[WRITTEN TASK] List each line of the data that holds the string "this", please.

★ ★ ★ ★

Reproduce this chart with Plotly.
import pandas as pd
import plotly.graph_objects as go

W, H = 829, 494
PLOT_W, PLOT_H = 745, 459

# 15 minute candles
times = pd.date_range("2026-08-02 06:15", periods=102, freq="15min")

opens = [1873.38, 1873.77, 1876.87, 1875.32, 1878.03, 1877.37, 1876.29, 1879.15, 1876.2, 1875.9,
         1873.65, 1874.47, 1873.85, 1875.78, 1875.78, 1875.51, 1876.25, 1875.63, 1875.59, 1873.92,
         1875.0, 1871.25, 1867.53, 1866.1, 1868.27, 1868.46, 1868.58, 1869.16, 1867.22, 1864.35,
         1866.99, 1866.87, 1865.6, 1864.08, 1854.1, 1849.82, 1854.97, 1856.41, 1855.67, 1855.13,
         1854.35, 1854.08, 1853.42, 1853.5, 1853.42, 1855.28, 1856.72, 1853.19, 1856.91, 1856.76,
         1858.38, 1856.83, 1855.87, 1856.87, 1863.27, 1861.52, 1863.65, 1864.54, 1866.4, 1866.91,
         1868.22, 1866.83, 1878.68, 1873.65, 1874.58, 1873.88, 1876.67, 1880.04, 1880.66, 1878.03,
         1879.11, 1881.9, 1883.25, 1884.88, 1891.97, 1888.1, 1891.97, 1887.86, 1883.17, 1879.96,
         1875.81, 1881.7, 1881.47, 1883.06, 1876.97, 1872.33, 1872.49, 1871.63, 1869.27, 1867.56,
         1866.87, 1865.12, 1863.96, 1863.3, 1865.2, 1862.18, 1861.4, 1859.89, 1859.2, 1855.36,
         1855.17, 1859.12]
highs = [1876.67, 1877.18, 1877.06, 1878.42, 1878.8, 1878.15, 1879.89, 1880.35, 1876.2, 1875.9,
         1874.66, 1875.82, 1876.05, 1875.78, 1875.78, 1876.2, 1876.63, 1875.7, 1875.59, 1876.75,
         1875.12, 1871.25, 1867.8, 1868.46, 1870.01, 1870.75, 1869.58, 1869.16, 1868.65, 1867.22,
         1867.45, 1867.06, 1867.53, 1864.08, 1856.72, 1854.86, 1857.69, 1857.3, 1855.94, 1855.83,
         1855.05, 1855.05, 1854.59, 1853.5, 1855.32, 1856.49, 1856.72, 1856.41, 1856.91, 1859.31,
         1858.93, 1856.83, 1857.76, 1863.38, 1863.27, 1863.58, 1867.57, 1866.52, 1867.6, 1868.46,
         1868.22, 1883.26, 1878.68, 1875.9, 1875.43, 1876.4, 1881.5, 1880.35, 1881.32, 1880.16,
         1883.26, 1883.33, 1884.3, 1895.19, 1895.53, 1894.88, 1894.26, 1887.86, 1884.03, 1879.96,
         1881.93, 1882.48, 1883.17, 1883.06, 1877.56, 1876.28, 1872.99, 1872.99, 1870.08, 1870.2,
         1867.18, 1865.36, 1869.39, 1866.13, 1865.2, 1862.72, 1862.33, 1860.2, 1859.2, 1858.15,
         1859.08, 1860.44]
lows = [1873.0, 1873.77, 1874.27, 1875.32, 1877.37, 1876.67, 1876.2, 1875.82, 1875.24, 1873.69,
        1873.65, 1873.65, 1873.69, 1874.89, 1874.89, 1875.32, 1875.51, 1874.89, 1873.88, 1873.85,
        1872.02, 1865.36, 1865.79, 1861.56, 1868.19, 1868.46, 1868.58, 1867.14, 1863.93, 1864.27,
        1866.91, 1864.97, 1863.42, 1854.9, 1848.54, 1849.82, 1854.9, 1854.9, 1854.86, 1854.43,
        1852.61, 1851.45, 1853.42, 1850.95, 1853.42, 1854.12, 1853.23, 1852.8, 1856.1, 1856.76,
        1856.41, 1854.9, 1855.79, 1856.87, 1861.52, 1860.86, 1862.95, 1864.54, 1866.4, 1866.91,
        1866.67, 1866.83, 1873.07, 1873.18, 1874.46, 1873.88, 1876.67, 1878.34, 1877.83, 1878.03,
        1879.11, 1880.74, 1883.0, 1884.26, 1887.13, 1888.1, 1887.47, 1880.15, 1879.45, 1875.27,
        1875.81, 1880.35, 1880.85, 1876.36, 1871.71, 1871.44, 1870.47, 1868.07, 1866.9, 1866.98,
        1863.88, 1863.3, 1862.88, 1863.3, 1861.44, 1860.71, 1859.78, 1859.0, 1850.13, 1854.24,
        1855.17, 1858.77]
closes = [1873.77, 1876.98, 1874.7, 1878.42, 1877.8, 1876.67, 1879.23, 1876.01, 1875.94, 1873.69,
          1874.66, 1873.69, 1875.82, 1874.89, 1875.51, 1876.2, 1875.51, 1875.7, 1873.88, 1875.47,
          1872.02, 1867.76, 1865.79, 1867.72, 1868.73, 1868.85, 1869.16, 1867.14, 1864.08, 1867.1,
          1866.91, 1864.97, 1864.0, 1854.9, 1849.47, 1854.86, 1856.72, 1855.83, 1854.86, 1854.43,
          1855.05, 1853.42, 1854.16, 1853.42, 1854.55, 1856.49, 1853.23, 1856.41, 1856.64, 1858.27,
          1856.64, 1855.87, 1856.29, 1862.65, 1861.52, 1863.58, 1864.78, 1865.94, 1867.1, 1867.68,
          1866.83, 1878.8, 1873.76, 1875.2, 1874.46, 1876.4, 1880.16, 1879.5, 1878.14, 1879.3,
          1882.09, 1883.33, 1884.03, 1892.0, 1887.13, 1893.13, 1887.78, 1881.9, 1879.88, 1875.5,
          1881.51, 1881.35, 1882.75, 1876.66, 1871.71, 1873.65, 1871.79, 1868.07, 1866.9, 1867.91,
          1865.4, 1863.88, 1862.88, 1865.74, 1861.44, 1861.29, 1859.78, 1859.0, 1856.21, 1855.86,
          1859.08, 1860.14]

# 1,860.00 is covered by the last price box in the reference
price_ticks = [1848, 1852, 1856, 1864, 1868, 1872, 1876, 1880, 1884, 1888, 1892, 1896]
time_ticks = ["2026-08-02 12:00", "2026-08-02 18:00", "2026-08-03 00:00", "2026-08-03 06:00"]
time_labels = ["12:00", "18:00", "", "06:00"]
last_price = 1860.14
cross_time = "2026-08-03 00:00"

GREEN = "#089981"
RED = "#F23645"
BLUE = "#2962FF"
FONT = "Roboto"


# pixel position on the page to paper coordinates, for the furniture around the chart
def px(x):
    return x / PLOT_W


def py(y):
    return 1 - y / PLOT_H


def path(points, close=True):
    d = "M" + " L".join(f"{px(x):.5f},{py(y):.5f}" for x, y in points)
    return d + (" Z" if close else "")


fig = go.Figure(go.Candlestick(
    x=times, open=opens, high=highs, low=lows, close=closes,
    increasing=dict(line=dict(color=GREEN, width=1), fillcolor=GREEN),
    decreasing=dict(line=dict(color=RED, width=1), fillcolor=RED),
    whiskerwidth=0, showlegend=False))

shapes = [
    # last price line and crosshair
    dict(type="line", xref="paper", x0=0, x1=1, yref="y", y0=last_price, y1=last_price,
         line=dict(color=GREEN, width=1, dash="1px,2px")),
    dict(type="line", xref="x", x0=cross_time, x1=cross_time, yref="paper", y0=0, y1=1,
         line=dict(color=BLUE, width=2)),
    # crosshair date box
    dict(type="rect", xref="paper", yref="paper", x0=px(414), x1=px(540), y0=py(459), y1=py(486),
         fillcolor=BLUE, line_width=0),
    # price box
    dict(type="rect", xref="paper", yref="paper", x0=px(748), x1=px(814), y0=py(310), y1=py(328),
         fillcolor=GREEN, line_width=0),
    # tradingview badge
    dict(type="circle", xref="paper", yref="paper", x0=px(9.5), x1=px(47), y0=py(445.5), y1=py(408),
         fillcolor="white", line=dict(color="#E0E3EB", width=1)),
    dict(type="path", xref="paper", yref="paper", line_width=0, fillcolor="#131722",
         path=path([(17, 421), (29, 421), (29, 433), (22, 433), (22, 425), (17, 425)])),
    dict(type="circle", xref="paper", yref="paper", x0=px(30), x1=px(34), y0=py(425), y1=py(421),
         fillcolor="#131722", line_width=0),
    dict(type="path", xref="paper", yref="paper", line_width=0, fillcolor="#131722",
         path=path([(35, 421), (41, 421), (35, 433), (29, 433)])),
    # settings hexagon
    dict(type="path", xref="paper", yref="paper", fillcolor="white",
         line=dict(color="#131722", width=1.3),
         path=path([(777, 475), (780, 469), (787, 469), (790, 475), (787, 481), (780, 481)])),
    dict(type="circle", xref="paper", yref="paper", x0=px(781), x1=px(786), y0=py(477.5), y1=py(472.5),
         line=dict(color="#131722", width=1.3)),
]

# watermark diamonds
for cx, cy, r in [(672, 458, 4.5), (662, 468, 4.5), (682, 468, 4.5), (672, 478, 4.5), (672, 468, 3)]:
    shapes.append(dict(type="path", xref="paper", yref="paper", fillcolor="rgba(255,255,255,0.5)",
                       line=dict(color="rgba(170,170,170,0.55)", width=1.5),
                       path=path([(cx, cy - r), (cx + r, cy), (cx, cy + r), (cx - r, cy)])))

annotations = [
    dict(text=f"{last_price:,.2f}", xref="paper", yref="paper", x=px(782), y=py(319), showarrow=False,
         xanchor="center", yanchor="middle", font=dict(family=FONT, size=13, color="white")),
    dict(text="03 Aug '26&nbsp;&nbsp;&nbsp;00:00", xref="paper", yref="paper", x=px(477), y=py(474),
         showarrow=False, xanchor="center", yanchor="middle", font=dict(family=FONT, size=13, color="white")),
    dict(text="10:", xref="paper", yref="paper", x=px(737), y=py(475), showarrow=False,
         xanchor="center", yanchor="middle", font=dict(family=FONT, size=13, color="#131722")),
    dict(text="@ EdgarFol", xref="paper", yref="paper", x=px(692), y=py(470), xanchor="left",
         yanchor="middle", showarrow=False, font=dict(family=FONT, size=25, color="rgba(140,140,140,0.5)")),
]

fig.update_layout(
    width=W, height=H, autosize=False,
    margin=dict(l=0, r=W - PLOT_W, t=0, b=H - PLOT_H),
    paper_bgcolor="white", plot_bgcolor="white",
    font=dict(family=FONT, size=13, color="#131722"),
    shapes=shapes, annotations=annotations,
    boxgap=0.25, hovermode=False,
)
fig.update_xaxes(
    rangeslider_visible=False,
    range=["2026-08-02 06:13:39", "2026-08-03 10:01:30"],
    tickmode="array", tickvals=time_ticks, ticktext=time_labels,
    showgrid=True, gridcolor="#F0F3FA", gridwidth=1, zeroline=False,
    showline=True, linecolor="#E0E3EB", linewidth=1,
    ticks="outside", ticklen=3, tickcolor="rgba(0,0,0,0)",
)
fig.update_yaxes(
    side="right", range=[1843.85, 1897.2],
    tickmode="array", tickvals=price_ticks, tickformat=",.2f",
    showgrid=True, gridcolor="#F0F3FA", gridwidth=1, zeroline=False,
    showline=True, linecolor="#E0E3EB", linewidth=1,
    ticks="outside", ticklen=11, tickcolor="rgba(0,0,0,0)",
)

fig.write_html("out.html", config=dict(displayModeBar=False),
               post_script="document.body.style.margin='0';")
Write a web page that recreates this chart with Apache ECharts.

★ ★ ★ ★

[TASK OUTPUT]
Reproduce this chart with Plotly.
Write a web page that recreates this chart with Apache ECharts.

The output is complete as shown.